Short problem ▸ Please transcribe the data below exactly. Leave the pictures out.

Material provided ▸
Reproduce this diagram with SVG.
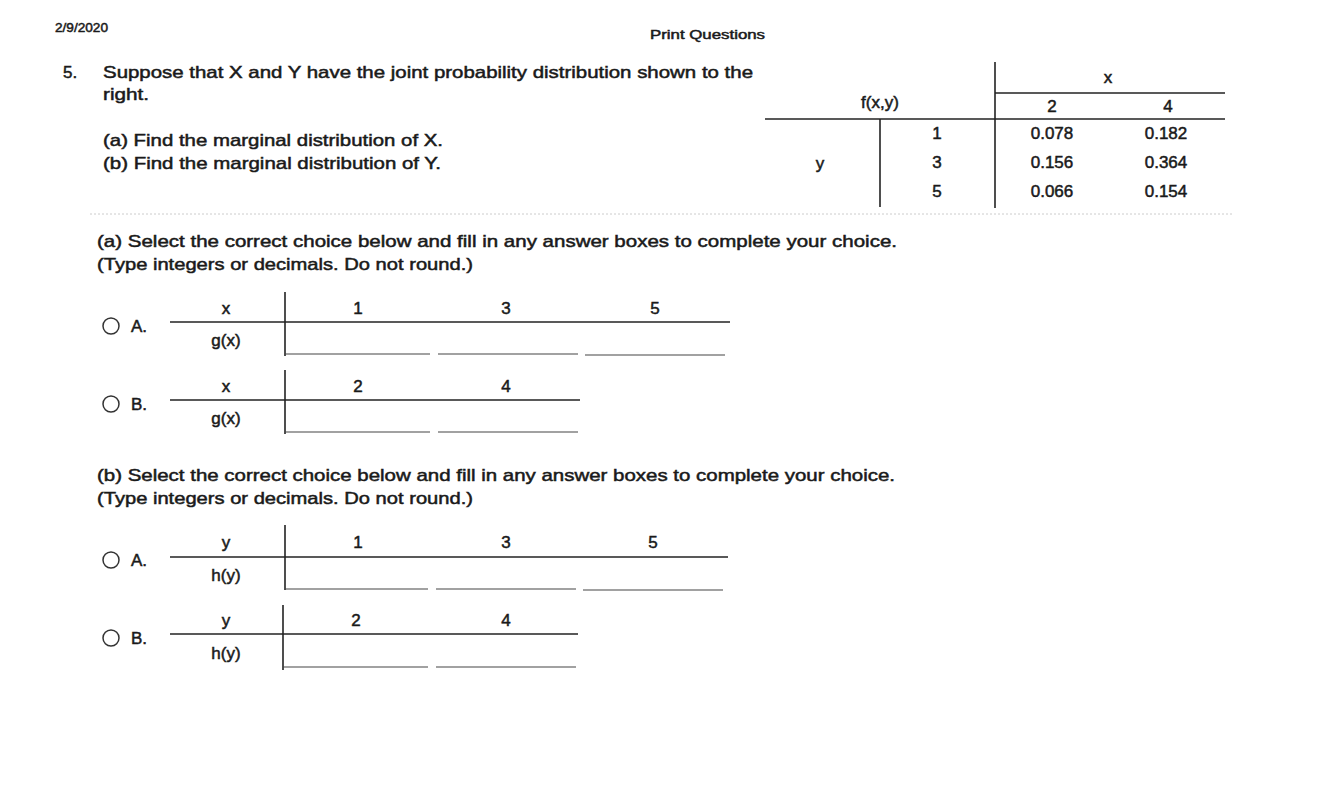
<svg xmlns="http://www.w3.org/2000/svg" width="1330" height="786" viewBox="0 0 1330 786">
<style>
text{font-family:"Liberation Sans",Arial,sans-serif;fill:#1a1a1a;font-size:17px;stroke:#1a1a1a;stroke-width:0.5}
.s{font-size:13px}
.c{text-anchor:middle}
.l{stroke:#222;stroke-width:1.6;fill:none}
.a{stroke:#444;stroke-width:1.2}
.r{fill:#fff;stroke:#333;stroke-width:1.5}
</style>
<rect width="1330" height="786" fill="#fff"/>
<text x="55" y="32" class="s" textLength="53" lengthAdjust="spacingAndGlyphs">2/9/2020</text>
<text x="650" y="39" class="s" textLength="115" lengthAdjust="spacingAndGlyphs">Print Questions</text>
<text x="63" y="78">5.</text>
<text x="103" y="78" textLength="650" lengthAdjust="spacingAndGlyphs">Suppose that X and Y have the joint probability distribution shown to the</text>
<text x="103" y="100" textLength="46" lengthAdjust="spacingAndGlyphs">right.</text>
<text x="103" y="146" textLength="340" lengthAdjust="spacingAndGlyphs">(a) Find the marginal distribution of X.</text>
<text x="103" y="169" textLength="338" lengthAdjust="spacingAndGlyphs">(b) Find the marginal distribution of Y.</text>
<g>
<line class="l" x1="995" y1="62" x2="995" y2="208"/>
<line class="l" x1="995" y1="93" x2="1225" y2="93"/>
<line class="l" x1="765" y1="119" x2="1225" y2="119"/>
<line class="l" x1="880" y1="119" x2="880" y2="207"/>
<text x="1108" y="83" class="c">x</text>
<text x="880" y="108" class="c">f(x,y)</text>
<text x="1052" y="112" class="c">2</text><text x="1168" y="112" class="c">4</text>
<text x="820" y="169" class="c">y</text>
<text x="937" y="139" class="c">1</text><text x="937" y="168" class="c">3</text><text x="937" y="197" class="c">5</text>
<text x="1052" y="139" class="c">0.078</text><text x="1166" y="139" class="c">0.182</text>
<text x="1052" y="168" class="c">0.156</text><text x="1166" y="168" class="c">0.364</text>
<text x="1052" y="197" class="c">0.066</text><text x="1166" y="197" class="c">0.154</text>
</g>
<line x1="90" y1="214" x2="1232" y2="214" stroke="#ccc" stroke-width="1" stroke-dasharray="2,2"/>
<text x="97" y="247" textLength="800" lengthAdjust="spacingAndGlyphs">(a) Select the correct choice below and fill in any answer boxes to complete your choice.</text>
<text x="97" y="270" textLength="376" lengthAdjust="spacingAndGlyphs">(Type integers or decimals. Do not round.)</text>
<g id="aA">
<circle class="r" cx="111" cy="326" r="8"/><text x="131" y="332">A.</text>
<text x="226" y="314" class="c">x</text><text x="358" y="314" class="c">1</text><text x="506" y="314" class="c">3</text><text x="655" y="314" class="c">5</text>
<line class="l" x1="170" y1="322" x2="730" y2="322"/><line class="l" x1="285" y1="292" x2="285" y2="356"/>
<text x="226" y="346" class="c">g(x)</text>
<line class="a" x1="285" y1="354" x2="430" y2="354"/><line class="a" x1="438" y1="354" x2="578" y2="354"/><line class="a" x1="585" y1="355" x2="725" y2="355"/>
</g>
<g id="aB">
<circle class="r" cx="111" cy="404" r="8"/><text x="131" y="410">B.</text>
<text x="226" y="392" class="c">x</text><text x="358" y="392" class="c">2</text><text x="506" y="392" class="c">4</text>
<line class="l" x1="170" y1="400" x2="580" y2="400"/><line class="l" x1="285" y1="370" x2="285" y2="434"/>
<text x="226" y="424" class="c">g(x)</text>
<line class="a" x1="285" y1="432" x2="430" y2="432"/><line class="a" x1="438" y1="432" x2="578" y2="432"/>
</g>
<text x="97" y="481" textLength="798" lengthAdjust="spacingAndGlyphs">(b) Select the correct choice below and fill in any answer boxes to complete your choice.</text>
<text x="97" y="504" textLength="376" lengthAdjust="spacingAndGlyphs">(Type integers or decimals. Do not round.)</text>
<g id="bA">
<circle class="r" cx="111" cy="560" r="8"/><text x="131" y="566">A.</text>
<text x="226" y="548" class="c">y</text><text x="358" y="548" class="c">1</text><text x="506" y="548" class="c">3</text><text x="653" y="548" class="c">5</text>
<line class="l" x1="170" y1="557" x2="728" y2="557"/><line class="l" x1="285" y1="525" x2="285" y2="590"/>
<text x="226" y="581" class="c">h(y)</text>
<line class="a" x1="285" y1="589" x2="428" y2="589"/><line class="a" x1="436" y1="589" x2="576" y2="589"/><line class="a" x1="583" y1="590" x2="723" y2="590"/>
</g>
<g id="bB">
<circle class="r" cx="111" cy="638" r="8"/><text x="131" y="644">B.</text>
<text x="226" y="626" class="c">y</text><text x="356" y="626" class="c">2</text><text x="506" y="626" class="c">4</text>
<line class="l" x1="170" y1="634" x2="578" y2="634"/><line class="l" x1="283" y1="605" x2="283" y2="670"/>
<text x="226" y="659" class="c">h(y)</text>
<line class="a" x1="283" y1="667" x2="428" y2="667"/><line class="a" x1="436" y1="667" x2="576" y2="667"/>
</g>
</svg>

Exercise response ▸
Reproduce this diagram with SVG.
<svg xmlns="http://www.w3.org/2000/svg" width="1330" height="786" viewBox="0 0 1330 786">
<style>
text{font-family:"Liberation Sans",Arial,sans-serif;fill:#1a1a1a;font-size:17px;stroke:#1a1a1a;stroke-width:0.5}
.s{font-size:13px}
.c{text-anchor:middle}
.l{stroke:#222;stroke-width:1.6;fill:none}
.a{stroke:#444;stroke-width:1.2}
.r{fill:#fff;stroke:#333;stroke-width:1.5}
</style>
<rect width="1330" height="786" fill="#fff"/>
<text x="55" y="32" class="s" textLength="53" lengthAdjust="spacingAndGlyphs">2/9/2020</text>
<text x="650" y="39" class="s" textLength="115" lengthAdjust="spacingAndGlyphs">Print Questions</text>
<text x="63" y="78">5.</text>
<text x="103" y="78" textLength="650" lengthAdjust="spacingAndGlyphs">Suppose that X and Y have the joint probability distribution shown to the</text>
<text x="103" y="100" textLength="46" lengthAdjust="spacingAndGlyphs">right.</text>
<text x="103" y="146" textLength="340" lengthAdjust="spacingAndGlyphs">(a) Find the marginal distribution of X.</text>
<text x="103" y="169" textLength="338" lengthAdjust="spacingAndGlyphs">(b) Find the marginal distribution of Y.</text>
<g>
<line class="l" x1="995" y1="62" x2="995" y2="208"/>
<line class="l" x1="995" y1="93" x2="1225" y2="93"/>
<line class="l" x1="765" y1="119" x2="1225" y2="119"/>
<line class="l" x1="880" y1="119" x2="880" y2="207"/>
<text x="1108" y="83" class="c">x</text>
<text x="880" y="108" class="c">f(x,y)</text>
<text x="1052" y="112" class="c">2</text><text x="1168" y="112" class="c">4</text>
<text x="820" y="169" class="c">y</text>
<text x="937" y="139" class="c">1</text><text x="937" y="168" class="c">3</text><text x="937" y="197" class="c">5</text>
<text x="1052" y="139" class="c">0.078</text><text x="1166" y="139" class="c">0.182</text>
<text x="1052" y="168" class="c">0.156</text><text x="1166" y="168" class="c">0.364</text>
<text x="1052" y="197" class="c">0.066</text><text x="1166" y="197" class="c">0.154</text>
</g>
<line x1="90" y1="214" x2="1232" y2="214" stroke="#ccc" stroke-width="1" stroke-dasharray="2,2"/>
<text x="97" y="247" textLength="800" lengthAdjust="spacingAndGlyphs">(a) Select the correct choice below and fill in any answer boxes to complete your choice.</text>
<text x="97" y="270" textLength="376" lengthAdjust="spacingAndGlyphs">(Type integers or decimals. Do not round.)</text>
<g id="aA">
<circle class="r" cx="111" cy="326" r="8"/><text x="131" y="332">A.</text>
<text x="226" y="314" class="c">x</text><text x="358" y="314" class="c">1</text><text x="506" y="314" class="c">3</text><text x="655" y="314" class="c">5</text>
<line class="l" x1="170" y1="322" x2="730" y2="322"/><line class="l" x1="285" y1="292" x2="285" y2="356"/>
<text x="226" y="346" class="c">g(x)</text>
<line class="a" x1="285" y1="354" x2="430" y2="354"/><line class="a" x1="438" y1="354" x2="578" y2="354"/><line class="a" x1="585" y1="355" x2="725" y2="355"/>
</g>
<g id="aB">
<circle class="r" cx="111" cy="404" r="8"/><text x="131" y="410">B.</text>
<text x="226" y="392" class="c">x</text><text x="358" y="392" class="c">2</text><text x="506" y="392" class="c">4</text>
<line class="l" x1="170" y1="400" x2="580" y2="400"/><line class="l" x1="285" y1="370" x2="285" y2="434"/>
<text x="226" y="424" class="c">g(x)</text>
<line class="a" x1="285" y1="432" x2="430" y2="432"/><line class="a" x1="438" y1="432" x2="578" y2="432"/>
</g>
<text x="97" y="481" textLength="798" lengthAdjust="spacingAndGlyphs">(b) Select the correct choice below and fill in any answer boxes to complete your choice.</text>
<text x="97" y="504" textLength="376" lengthAdjust="spacingAndGlyphs">(Type integers or decimals. Do not round.)</text>
<g id="bA">
<circle class="r" cx="111" cy="560" r="8"/><text x="131" y="566">A.</text>
<text x="226" y="548" class="c">y</text><text x="358" y="548" class="c">1</text><text x="506" y="548" class="c">3</text><text x="653" y="548" class="c">5</text>
<line class="l" x1="170" y1="557" x2="728" y2="557"/><line class="l" x1="285" y1="525" x2="285" y2="590"/>
<text x="226" y="581" class="c">h(y)</text>
<line class="a" x1="285" y1="589" x2="428" y2="589"/><line class="a" x1="436" y1="589" x2="576" y2="589"/><line class="a" x1="583" y1="590" x2="723" y2="590"/>
</g>
<g id="bB">
<circle class="r" cx="111" cy="638" r="8"/><text x="131" y="644">B.</text>
<text x="226" y="626" class="c">y</text><text x="356" y="626" class="c">2</text><text x="506" y="626" class="c">4</text>
<line class="l" x1="170" y1="634" x2="578" y2="634"/><line class="l" x1="283" y1="605" x2="283" y2="670"/>
<text x="226" y="659" class="c">h(y)</text>
<line class="a" x1="283" y1="667" x2="428" y2="667"/><line class="a" x1="436" y1="667" x2="576" y2="667"/>
</g>
</svg>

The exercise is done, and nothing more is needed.